Third, Democrats had a pro-government middle-class plan, and they still lost the Senate. The plan, called a “Fair Shot” agenda, included raising the minimum wage, pay-equity for women, and affordable student loans. Its chief architect? Schumer.

He defended it vigorously. “The best thing we had going for us was the Fair Shot agenda and we need to do more of it,” he told reporters after the speech, according to The Hill newspaper.

Schumer pointed to two red states – Alaska and Arkansas – that passed increases in the state minimum wage. He he referenced the most recent NBC News/Wall Street Journal poll after the election that said the three most popular things that Congress could do next year were to provide access to lower-cost student loans, increase spending on infrastructure, and raise the minimum wage – all government actions.

This year’s elections, he said, was not “a repudiation of government” per se, but of government ineptness – in the rollout of the Affordable Care Act (and even in the timing of its passage), in the Department of Veterans Affairs, at the southern border, with the Islamic State.

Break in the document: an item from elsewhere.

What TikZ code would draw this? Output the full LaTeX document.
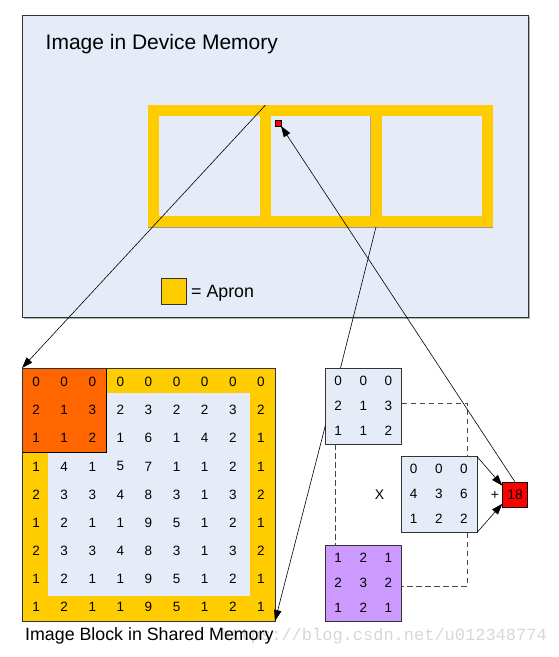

When government “messes up,” Democrats can lose, he said – obviously putting the blame on the administration.

Schumer is “trying to thread a needle,” says Ross Baker, a professor of political science at Rutgers University in Brunswick, N.J. In an email, he writes that the senator is “building the case for vigorous government while acknowledging its past failures and pinning those failures on a lame duck president.”